> [Data]
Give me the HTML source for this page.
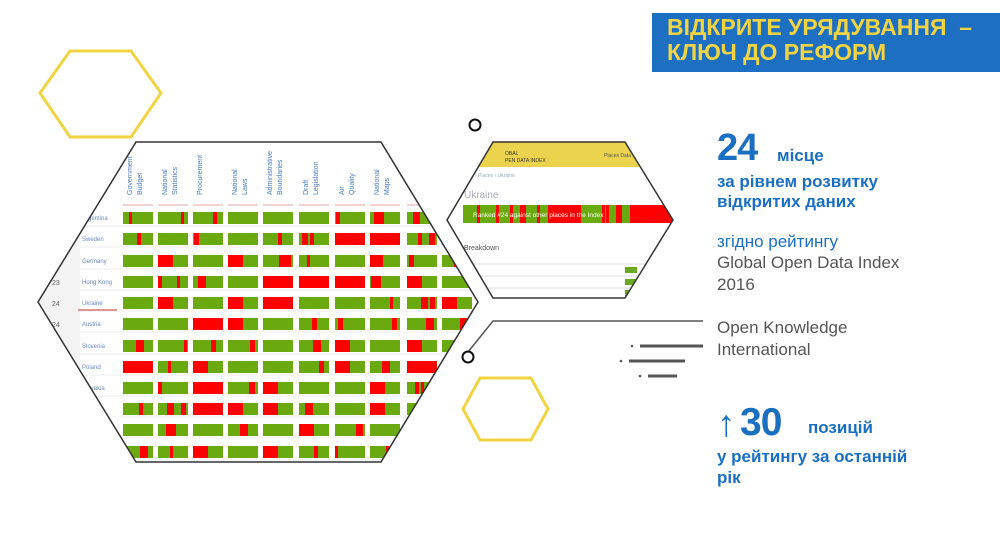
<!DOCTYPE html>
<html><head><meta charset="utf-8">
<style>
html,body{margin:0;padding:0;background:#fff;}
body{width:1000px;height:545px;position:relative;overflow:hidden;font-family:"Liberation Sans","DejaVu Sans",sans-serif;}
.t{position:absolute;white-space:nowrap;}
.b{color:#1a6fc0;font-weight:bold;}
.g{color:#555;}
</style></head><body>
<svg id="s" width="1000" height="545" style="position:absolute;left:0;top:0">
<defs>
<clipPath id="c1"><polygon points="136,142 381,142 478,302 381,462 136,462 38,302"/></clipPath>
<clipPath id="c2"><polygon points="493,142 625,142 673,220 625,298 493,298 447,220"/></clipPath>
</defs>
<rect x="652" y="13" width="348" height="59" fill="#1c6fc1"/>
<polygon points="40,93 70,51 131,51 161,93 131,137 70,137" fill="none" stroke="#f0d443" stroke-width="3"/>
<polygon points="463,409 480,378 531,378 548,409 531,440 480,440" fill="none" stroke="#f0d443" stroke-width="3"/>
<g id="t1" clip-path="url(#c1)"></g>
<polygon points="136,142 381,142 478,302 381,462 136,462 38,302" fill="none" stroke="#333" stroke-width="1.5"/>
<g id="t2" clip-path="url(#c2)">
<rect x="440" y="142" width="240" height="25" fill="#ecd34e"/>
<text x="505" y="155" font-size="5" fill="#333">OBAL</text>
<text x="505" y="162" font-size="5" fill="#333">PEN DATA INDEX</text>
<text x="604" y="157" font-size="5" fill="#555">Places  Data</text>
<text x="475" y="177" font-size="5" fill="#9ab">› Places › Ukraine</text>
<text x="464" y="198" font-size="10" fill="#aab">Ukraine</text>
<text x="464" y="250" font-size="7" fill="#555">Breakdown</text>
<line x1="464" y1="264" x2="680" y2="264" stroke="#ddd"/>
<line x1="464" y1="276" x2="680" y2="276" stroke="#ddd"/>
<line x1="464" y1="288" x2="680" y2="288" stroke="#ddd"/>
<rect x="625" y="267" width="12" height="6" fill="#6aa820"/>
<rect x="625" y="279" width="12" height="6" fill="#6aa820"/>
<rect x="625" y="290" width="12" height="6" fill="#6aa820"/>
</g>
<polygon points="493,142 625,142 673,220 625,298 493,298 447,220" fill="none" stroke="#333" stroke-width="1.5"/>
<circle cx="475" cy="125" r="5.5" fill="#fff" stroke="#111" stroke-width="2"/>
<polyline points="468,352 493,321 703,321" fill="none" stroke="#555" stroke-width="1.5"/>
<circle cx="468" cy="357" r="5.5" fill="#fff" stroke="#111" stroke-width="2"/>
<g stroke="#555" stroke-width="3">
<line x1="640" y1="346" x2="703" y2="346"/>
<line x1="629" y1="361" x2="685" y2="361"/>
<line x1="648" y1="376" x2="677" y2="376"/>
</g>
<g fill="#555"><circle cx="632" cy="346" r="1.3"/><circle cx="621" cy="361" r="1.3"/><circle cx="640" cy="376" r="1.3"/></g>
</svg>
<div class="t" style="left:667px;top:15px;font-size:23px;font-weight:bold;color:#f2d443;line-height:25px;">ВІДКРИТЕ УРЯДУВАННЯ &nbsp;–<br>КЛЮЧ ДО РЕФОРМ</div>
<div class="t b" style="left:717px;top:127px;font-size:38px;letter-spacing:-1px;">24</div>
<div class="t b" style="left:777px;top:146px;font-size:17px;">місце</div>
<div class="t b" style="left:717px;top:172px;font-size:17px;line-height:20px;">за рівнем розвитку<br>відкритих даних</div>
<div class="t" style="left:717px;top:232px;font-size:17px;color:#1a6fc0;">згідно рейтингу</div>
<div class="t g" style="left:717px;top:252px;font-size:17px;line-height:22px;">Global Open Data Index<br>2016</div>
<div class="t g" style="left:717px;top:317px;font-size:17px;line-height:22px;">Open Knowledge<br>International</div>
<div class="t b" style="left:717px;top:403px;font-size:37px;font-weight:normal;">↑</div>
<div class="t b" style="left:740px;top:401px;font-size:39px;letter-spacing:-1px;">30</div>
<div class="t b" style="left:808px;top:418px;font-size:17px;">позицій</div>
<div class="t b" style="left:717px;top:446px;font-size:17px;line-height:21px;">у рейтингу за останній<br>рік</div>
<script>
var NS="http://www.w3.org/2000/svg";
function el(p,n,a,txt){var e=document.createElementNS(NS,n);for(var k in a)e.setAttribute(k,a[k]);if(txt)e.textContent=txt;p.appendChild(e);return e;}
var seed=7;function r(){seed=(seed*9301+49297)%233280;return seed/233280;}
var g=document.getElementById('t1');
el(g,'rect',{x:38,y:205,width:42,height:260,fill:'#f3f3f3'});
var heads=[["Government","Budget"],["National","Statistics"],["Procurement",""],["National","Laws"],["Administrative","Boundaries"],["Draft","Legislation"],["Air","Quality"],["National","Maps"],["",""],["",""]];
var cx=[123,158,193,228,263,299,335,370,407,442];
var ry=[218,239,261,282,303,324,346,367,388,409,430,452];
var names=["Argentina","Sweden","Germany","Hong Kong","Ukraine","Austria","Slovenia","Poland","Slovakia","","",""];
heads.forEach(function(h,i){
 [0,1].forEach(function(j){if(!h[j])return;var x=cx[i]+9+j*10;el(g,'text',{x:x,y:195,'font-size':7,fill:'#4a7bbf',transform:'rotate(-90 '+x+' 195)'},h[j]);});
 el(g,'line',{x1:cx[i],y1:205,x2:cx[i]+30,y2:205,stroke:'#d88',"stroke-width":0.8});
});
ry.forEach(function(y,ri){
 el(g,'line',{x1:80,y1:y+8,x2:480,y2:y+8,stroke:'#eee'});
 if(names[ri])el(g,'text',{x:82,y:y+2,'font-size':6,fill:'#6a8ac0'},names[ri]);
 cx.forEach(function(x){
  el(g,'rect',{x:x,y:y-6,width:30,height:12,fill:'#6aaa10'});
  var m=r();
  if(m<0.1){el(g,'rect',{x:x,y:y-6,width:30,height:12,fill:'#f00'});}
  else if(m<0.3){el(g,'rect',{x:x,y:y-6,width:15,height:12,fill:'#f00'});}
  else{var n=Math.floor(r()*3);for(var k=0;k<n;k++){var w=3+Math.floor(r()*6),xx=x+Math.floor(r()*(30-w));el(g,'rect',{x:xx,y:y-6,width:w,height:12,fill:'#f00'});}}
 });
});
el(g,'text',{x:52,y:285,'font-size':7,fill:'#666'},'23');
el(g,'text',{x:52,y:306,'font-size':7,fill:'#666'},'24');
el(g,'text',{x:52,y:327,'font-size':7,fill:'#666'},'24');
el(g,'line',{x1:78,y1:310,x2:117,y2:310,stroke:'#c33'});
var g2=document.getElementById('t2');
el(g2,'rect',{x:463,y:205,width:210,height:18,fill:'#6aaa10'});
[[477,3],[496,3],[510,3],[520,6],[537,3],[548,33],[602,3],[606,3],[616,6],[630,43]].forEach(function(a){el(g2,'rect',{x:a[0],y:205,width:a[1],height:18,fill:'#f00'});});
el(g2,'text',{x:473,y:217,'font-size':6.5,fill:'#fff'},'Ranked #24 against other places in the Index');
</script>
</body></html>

> [The exercise]
Extract the full listing above verbatim; pictures are to be left out of the copy.

> [Response to the exercise]
Give me the HTML source for this page.
<!DOCTYPE html>
<html><head><meta charset="utf-8">
<style>
html,body{margin:0;padding:0;background:#fff;}
body{width:1000px;height:545px;position:relative;overflow:hidden;font-family:"Liberation Sans","DejaVu Sans",sans-serif;}
.t{position:absolute;white-space:nowrap;}
.b{color:#1a6fc0;font-weight:bold;}
.g{color:#555;}
</style></head><body>
<svg id="s" width="1000" height="545" style="position:absolute;left:0;top:0">
<defs>
<clipPath id="c1"><polygon points="136,142 381,142 478,302 381,462 136,462 38,302"/></clipPath>
<clipPath id="c2"><polygon points="493,142 625,142 673,220 625,298 493,298 447,220"/></clipPath>
</defs>
<rect x="652" y="13" width="348" height="59" fill="#1c6fc1"/>
<polygon points="40,93 70,51 131,51 161,93 131,137 70,137" fill="none" stroke="#f0d443" stroke-width="3"/>
<polygon points="463,409 480,378 531,378 548,409 531,440 480,440" fill="none" stroke="#f0d443" stroke-width="3"/>
<g id="t1" clip-path="url(#c1)"></g>
<polygon points="136,142 381,142 478,302 381,462 136,462 38,302" fill="none" stroke="#333" stroke-width="1.5"/>
<g id="t2" clip-path="url(#c2)">
<rect x="440" y="142" width="240" height="25" fill="#ecd34e"/>
<text x="505" y="155" font-size="5" fill="#333">OBAL</text>
<text x="505" y="162" font-size="5" fill="#333">PEN DATA INDEX</text>
<text x="604" y="157" font-size="5" fill="#555">Places  Data</text>
<text x="475" y="177" font-size="5" fill="#9ab">› Places › Ukraine</text>
<text x="464" y="198" font-size="10" fill="#aab">Ukraine</text>
<text x="464" y="250" font-size="7" fill="#555">Breakdown</text>
<line x1="464" y1="264" x2="680" y2="264" stroke="#ddd"/>
<line x1="464" y1="276" x2="680" y2="276" stroke="#ddd"/>
<line x1="464" y1="288" x2="680" y2="288" stroke="#ddd"/>
<rect x="625" y="267" width="12" height="6" fill="#6aa820"/>
<rect x="625" y="279" width="12" height="6" fill="#6aa820"/>
<rect x="625" y="290" width="12" height="6" fill="#6aa820"/>
</g>
<polygon points="493,142 625,142 673,220 625,298 493,298 447,220" fill="none" stroke="#333" stroke-width="1.5"/>
<circle cx="475" cy="125" r="5.5" fill="#fff" stroke="#111" stroke-width="2"/>
<polyline points="468,352 493,321 703,321" fill="none" stroke="#555" stroke-width="1.5"/>
<circle cx="468" cy="357" r="5.5" fill="#fff" stroke="#111" stroke-width="2"/>
<g stroke="#555" stroke-width="3">
<line x1="640" y1="346" x2="703" y2="346"/>
<line x1="629" y1="361" x2="685" y2="361"/>
<line x1="648" y1="376" x2="677" y2="376"/>
</g>
<g fill="#555"><circle cx="632" cy="346" r="1.3"/><circle cx="621" cy="361" r="1.3"/><circle cx="640" cy="376" r="1.3"/></g>
</svg>
<div class="t" style="left:667px;top:15px;font-size:23px;font-weight:bold;color:#f2d443;line-height:25px;">ВІДКРИТЕ УРЯДУВАННЯ &nbsp;–<br>КЛЮЧ ДО РЕФОРМ</div>
<div class="t b" style="left:717px;top:127px;font-size:38px;letter-spacing:-1px;">24</div>
<div class="t b" style="left:777px;top:146px;font-size:17px;">місце</div>
<div class="t b" style="left:717px;top:172px;font-size:17px;line-height:20px;">за рівнем розвитку<br>відкритих даних</div>
<div class="t" style="left:717px;top:232px;font-size:17px;color:#1a6fc0;">згідно рейтингу</div>
<div class="t g" style="left:717px;top:252px;font-size:17px;line-height:22px;">Global Open Data Index<br>2016</div>
<div class="t g" style="left:717px;top:317px;font-size:17px;line-height:22px;">Open Knowledge<br>International</div>
<div class="t b" style="left:717px;top:403px;font-size:37px;font-weight:normal;">↑</div>
<div class="t b" style="left:740px;top:401px;font-size:39px;letter-spacing:-1px;">30</div>
<div class="t b" style="left:808px;top:418px;font-size:17px;">позицій</div>
<div class="t b" style="left:717px;top:446px;font-size:17px;line-height:21px;">у рейтингу за останній<br>рік</div>
<script>
var NS="http://www.w3.org/2000/svg";
function el(p,n,a,txt){var e=document.createElementNS(NS,n);for(var k in a)e.setAttribute(k,a[k]);if(txt)e.textContent=txt;p.appendChild(e);return e;}
var seed=7;function r(){seed=(seed*9301+49297)%233280;return seed/233280;}
var g=document.getElementById('t1');
el(g,'rect',{x:38,y:205,width:42,height:260,fill:'#f3f3f3'});
var heads=[["Government","Budget"],["National","Statistics"],["Procurement",""],["National","Laws"],["Administrative","Boundaries"],["Draft","Legislation"],["Air","Quality"],["National","Maps"],["",""],["",""]];
var cx=[123,158,193,228,263,299,335,370,407,442];
var ry=[218,239,261,282,303,324,346,367,388,409,430,452];
var names=["Argentina","Sweden","Germany","Hong Kong","Ukraine","Austria","Slovenia","Poland","Slovakia","","",""];
heads.forEach(function(h,i){
 [0,1].forEach(function(j){if(!h[j])return;var x=cx[i]+9+j*10;el(g,'text',{x:x,y:195,'font-size':7,fill:'#4a7bbf',transform:'rotate(-90 '+x+' 195)'},h[j]);});
 el(g,'line',{x1:cx[i],y1:205,x2:cx[i]+30,y2:205,stroke:'#d88',"stroke-width":0.8});
});
ry.forEach(function(y,ri){
 el(g,'line',{x1:80,y1:y+8,x2:480,y2:y+8,stroke:'#eee'});
 if(names[ri])el(g,'text',{x:82,y:y+2,'font-size':6,fill:'#6a8ac0'},names[ri]);
 cx.forEach(function(x){
  el(g,'rect',{x:x,y:y-6,width:30,height:12,fill:'#6aaa10'});
  var m=r();
  if(m<0.1){el(g,'rect',{x:x,y:y-6,width:30,height:12,fill:'#f00'});}
  else if(m<0.3){el(g,'rect',{x:x,y:y-6,width:15,height:12,fill:'#f00'});}
  else{var n=Math.floor(r()*3);for(var k=0;k<n;k++){var w=3+Math.floor(r()*6),xx=x+Math.floor(r()*(30-w));el(g,'rect',{x:xx,y:y-6,width:w,height:12,fill:'#f00'});}}
 });
});
el(g,'text',{x:52,y:285,'font-size':7,fill:'#666'},'23');
el(g,'text',{x:52,y:306,'font-size':7,fill:'#666'},'24');
el(g,'text',{x:52,y:327,'font-size':7,fill:'#666'},'24');
el(g,'line',{x1:78,y1:310,x2:117,y2:310,stroke:'#c33'});
var g2=document.getElementById('t2');
el(g2,'rect',{x:463,y:205,width:210,height:18,fill:'#6aaa10'});
[[477,3],[496,3],[510,3],[520,6],[537,3],[548,33],[602,3],[606,3],[616,6],[630,43]].forEach(function(a){el(g2,'rect',{x:a[0],y:205,width:a[1],height:18,fill:'#f00'});});
el(g2,'text',{x:473,y:217,'font-size':6.5,fill:'#fff'},'Ranked #24 against other places in the Index');
</script>
</body></html>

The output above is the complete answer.